From Forbes‘ interview with Wikileaks editor Julian Assange:

Would you call yourself a free market proponent?

Absolutely. I have mixed attitudes towards capitalism, but I love
markets. Having lived and worked in many countries, I can see the
tremendous vibrancy in, say, the Malaysian telecom sector compared to
U.S. sector…

How do your leaks fit into that?

To put it simply, in order for there to be a market, there has to be information. A perfect market requires perfect information.

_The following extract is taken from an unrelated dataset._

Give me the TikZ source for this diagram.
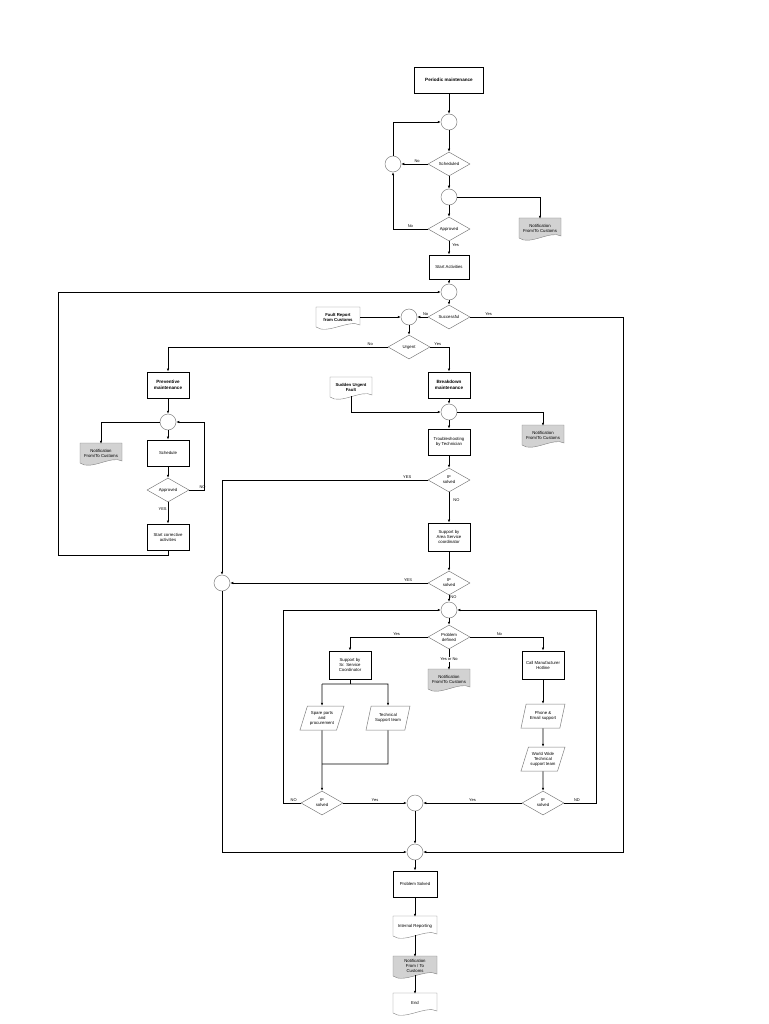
\documentclass[tikz,border=0pt]{standalone}
\usepackage{fontspec}
\setmainfont{Liberation Sans}
\usetikzlibrary{shapes.geometric,arrows.meta}
\tikzset{
 every node/.style={font=\fontsize{4.3}{5}\selectfont, align=center, inner sep=1pt},
 box/.style={draw, line width=0.9pt, minimum width=42pt, minimum height=26pt},
 bbox/.style={box, font=\fontsize{4.6}{5.4}\selectfont\bfseries},
 dec/.style={draw=gray, line width=0.5pt, diamond, aspect=1.75, minimum width=42pt, minimum height=24pt, inner sep=0pt},
 jn/.style={draw=gray, line width=0.5pt, circle, minimum size=16pt, inner sep=0pt},
 para/.style={draw=gray, line width=0.5pt, trapezium, trapezium left angle=65, trapezium right angle=115, minimum width=44pt, minimum height=24pt, trapezium stretches body},
 ln/.style={line width=0.8pt, -{Latex[length=3pt,width=2.5pt]}},
 pl/.style={line width=0.8pt},
 lbl/.style={font=\fontsize{4}{5}\selectfont},
}
\newcommand{\docnode}[6]{% name, x, y, w, text, fill
 \filldraw[fill=#6, draw=gray, line width=0.4pt]
  ({#2-#4/2},{#3-11}) -- ({#2+#4/2},{#3-11}) -- ({#2+#4/2},{#3+7})
  .. controls ({#2+#4/4},{#3+1}) and ({#2-#4/4},{#3+17}) .. ({#2-#4/2},{#3+9}) -- cycle;
 \node[minimum width=#4 pt, minimum height=18pt] (#1) at (#2,#3-1) {#5};
}
\begin{document}
\begin{tikzpicture}[x=1pt,y=-1pt]
\useasboundingbox (0,0) rectangle (768,1024);
\fill[white] (0,0) rectangle (768,1024);
% top
\node[bbox, minimum width=69pt] (pm) at (449,80) {Periodic maintenance};
\node[jn] (c1) at (449,122) {};
\node[dec] (sch) at (449,164) {Scheduled};
\node[jn] (c2) at (393,164) {};
\node[jn] (c3) at (449,197) {};
\docnode{n1}{540}{229}{42}{Notification\\From/To Customs}{gray!35}
\node[dec] (app) at (449,229) {Approved};
\node[box, minimum width=40pt, minimum height=24pt] (sa) at (449,267) {Start Activities};
\node[jn] (c4) at (449,292) {};
\node[dec] (suc) at (449,317) {Successful};
\node[jn] (c5) at (409,317) {};
\docnode{fr}{338}{318}{44}{\bfseries Fault Report\\\bfseries from Customs}{white}
\node[dec] (urg) at (409,347) {Urgent};
\node[bbox] (pv) at (168,385) {Preventive\\maintenance};
\node[bbox] (bd) at (449,385) {Breakdown\\maintenance};
\docnode{su}{351}{388}{42}{\bfseries Sudden Urgent\\\bfseries Fault}{white}
\node[jn] (c6) at (168,422) {};
\node[jn] (c7) at (449,412) {};
\docnode{n2}{101}{454}{42}{Notification\\From/To Customs}{gray!35}
\docnode{n3}{543}{436}{42}{Notification\\From/To Customs}{gray!35}
\node[box] (sd) at (168,453) {Schedule};
\node[dec] (ap2) at (168,490) {Approved};
\node[box] (sc) at (168,537) {Start corrective\\activities};
\node[box] (tr) at (449,442) {Troubleshooting\\by Technician};
\node[dec] (if1) at (449,480) {IF\\solved};
\node[box, minimum height=28pt] (ar) at (449,537) {Support by\\Area Service\\coordinator};
\node[jn] (c8) at (222,583) {};
\node[dec] (if2) at (449,583) {IF\\solved};
\node[jn] (c9) at (449,610) {};
\node[dec] (pd) at (449,637) {Problem\\defined};
\node[box, minimum height=28pt] (sr) at (350,665) {Support by\\Sr. Service\\Coordinator};
\docnode{n4}{449}{680}{42}{Notification\\From/To Customs}{gray!35}
\node[box, minimum height=28pt] (cm) at (543,665) {Call Manufacturer\\Hotline};
\node[para] (sp) at (322,718) {Spare parts\\and\\procurement};
\node[para] (ts) at (388,718) {Technical\\Support team};
\node[para] (ph) at (543,716) {Phone \&\\Email support};
\node[para] (ww) at (543,759) {World Wide\\Technical\\support team};
\node[dec] (if3) at (322,803) {IF\\solved};
\node[jn] (c10) at (415,803) {};
\node[dec] (if4) at (543,803) {IF\\solved};
\node[jn] (c11) at (415,852) {};
\node[box, minimum width=44pt] (ps) at (415,884) {Problem Solved};
\docnode{ir}{415}{927}{44}{Internal Reporting}{white}
\docnode{n5}{415}{967}{44}{Notification\\From / To\\Customs}{gray!35}
\docnode{en}{415}{1004}{44}{End}{white}
% connectors top
\draw[ln] (pm) -- (c1);
\draw[ln] (c1) -- (sch);
\draw[ln] (sch) -- node[lbl,above,pos=0.4]{No} (c2);
\draw[ln] (c2) |- (c1);
\draw[ln] (sch) -- (c3);
\draw[ln] (c3) -- (app);
\draw[ln] (c3) -| (n1.north);
\draw[ln] (app.west) -| node[lbl,above,pos=0.25]{No} (c2.south);
\draw[ln] (app) -- node[lbl,right,pos=0.3,xshift=2pt]{Yes} (sa);
\draw[ln] (sa) -- (c4);
\draw[ln] (c4) -- (suc);
\draw[ln] (suc) -- node[lbl,above,pos=0.2]{No} (c5);
\draw[ln] (suc.east) -- node[lbl,above,pos=0.12]{Yes} (623,317) |- (c11);
\draw[ln] (fr.east) -- (c5);
\draw[ln] (c5) -- (urg);
\draw[ln] (urg.west) -- node[lbl,above,pos=0.08]{No} (168,347) -- (pv);
\draw[ln] (urg.east) -- node[lbl,above,pos=0.4]{Yes} (449,347) -- (bd);
% left branch
\draw[ln] (sc.south) -- (168,555) -- (58,555) |- (c4);
\draw[ln] (pv) -- (c6);
\draw[ln] (c6) -| (n2.north);
\draw[ln] (c6) -- (sd);
\draw[ln] (sd) -- (ap2);
\draw[ln] (ap2.east) -- node[lbl,above right,pos=0.6]{NO} (204,490) |- (c6);
\draw[ln] (ap2) -- node[lbl,left,pos=0.3]{YES} (sc);
% breakdown
\draw[ln] (bd) -- (c7);
\draw[ln] (su.south) -- (351,412) -- (c7);
\draw[ln] (c7) -| (n3.north);
\draw[ln] (c7) -- (tr);
\draw[ln] (tr) -- (if1);
\draw[ln] (if1.west) -- node[lbl,above,pos=0.1]{YES} (222,480) -- (c8);
\draw[ln] (if1) -- node[lbl,right,pos=0.25,xshift=3pt]{NO} (ar);
\draw[ln] (ar) -- (if2);
\draw[ln] (if2) -- node[lbl,above,pos=0.1]{YES} (c8);
\draw[ln] (c8) |- (c11);
\draw[ln] (if2) -- node[lbl,right,pos=0.3]{NO} (c9);
\draw[ln] (c9) -- (pd);
\draw[ln] (pd.west) -- node[lbl,above,pos=0.4]{Yes} (350,637) -- (sr);
\draw[ln] (pd.east) -- node[lbl,above,pos=0.4]{No} (543,637) -- (cm);
\draw[ln] (pd) -- node[lbl,fill=white]{Yes or No} (n4.north);
\draw[pl] (sr.south) -- (350,684);
\draw[ln] (322,684) -- (388,684) -- (ts.north);
\draw[ln] (322,684) -- (sp.north);
\draw[pl] (ts.south) -- (388,764) -- (322,764);
\draw[ln] (sp.south) -- (if3);
\draw[ln] (if3) -- node[lbl,above]{Yes} (c10);
\draw[ln] (if3.west) -- node[lbl,above,pos=0.4]{NO} (283,803) |- (c9);
\draw[ln] (cm) -- (ph);
\draw[ln] (ph) -- (ww);
\draw[ln] (ww) -- (if4);
\draw[ln] (if4) -- node[lbl,above]{Yes} (c10);
\draw[ln] (if4.east) -- node[lbl,above,pos=0.4]{ND} (596,803) |- (c9);
\draw[ln] (c10) -- (c11);
\draw[ln] (c11) -- (ps);
\draw[ln] (ps) -- (ir.north);
\draw[ln] (415,935) -- (n5.north);
\draw[ln] (415,975) -- (en.north);
\end{tikzpicture}
\end{document}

There’s the famous lemon example in the used car market. It’s hard
for buyers to tell lemons from good cars, and sellers can’t get a good
price, even when they have a good car.

By making it easier to see where the problems are inside of
companies, we identify the lemons. That means there’s a better market
for good companies. For a market to be free, people have to know who
they’re dealing with.

You’ve developed a reputation as anti-establishment and anti-institution.

Not at all. Creating a well-run establishment is a difficult thing
to do, and I’ve been in countries where institutions are in a state of
collapse, so I understand the difficulty of running a company.
Institutions don’t come from nowhere.

It’s not correct to put me in any one philosophical or economic
camp, because I’ve learned from many. But one is American
libertarianism, market libertarianism. So as far as markets are
concerned I’m a libertarian, but I have enough expertise in politics
and history to understand that a free market ends up as monopoly unless
you force them to be free.

WikiLeaks is designed to make capitalism more free and ethical.

But in the meantime, there could be a lot of pain from these scandals, obviously.

Pain for the guilty.

Nice, except for the claim that his “expertise in politics
and history to understand that a free market ends up as monopoly unless
you force them to be free.”  How would expertise in politics even be relevant, unless the lesson is that government creates monopolies on purpose?